No. In order to ensure that the generating equipment assumed in the NEP is maintained and operating, as measured in the availability calculations, then all generating equipment assumed in the NEP must be represented in the Contract Capacity. (There is no Allowed Capacity term in the revised Stage 3 Hawaii/Maui RDG PPA).

Q16:

[Posted 9/1/22] Could HECO allow for a DC Coupled solar plus storage system to use a different methodology to calculate NEP which does allow for the benefit of the BESS?

A16:

No. The Company is seeking consistent proposals. AC/DC proposals will be evaluated equivalently. The benefit of the BESS is captured in the production modeling.
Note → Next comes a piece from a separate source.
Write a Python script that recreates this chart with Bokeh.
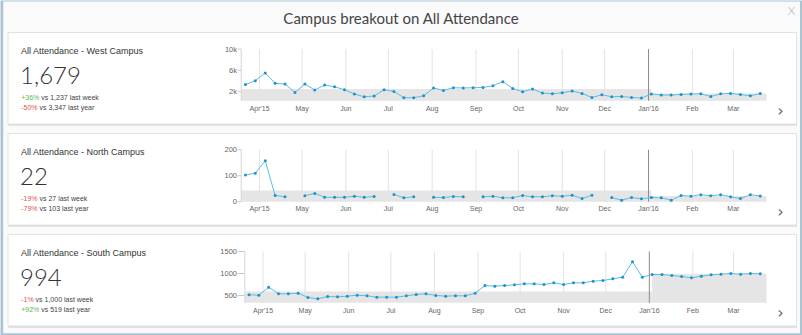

If seller intends to install a larger amount of capacity to produce a certain NEP, then that must be represented and committed to within the bid proposal as the Contract Capacity, and the storage size matched to the Net Nameplate Capacity used to ensure that Contract Capacity (i.e., 4 hours at Net Nameplate Capacity).

Q17:

[Posted 11/23/22] Is an easement an acceptable form of demonstrating Site Control, as required by Section 4.3 of the RFP?

A17:

Yes. An easement is an acceptable form of demonstrating Site Control, noting all forms of site control (including an easement) would still need to be reviewed to confirm exclusivity, terms of conditions, etc.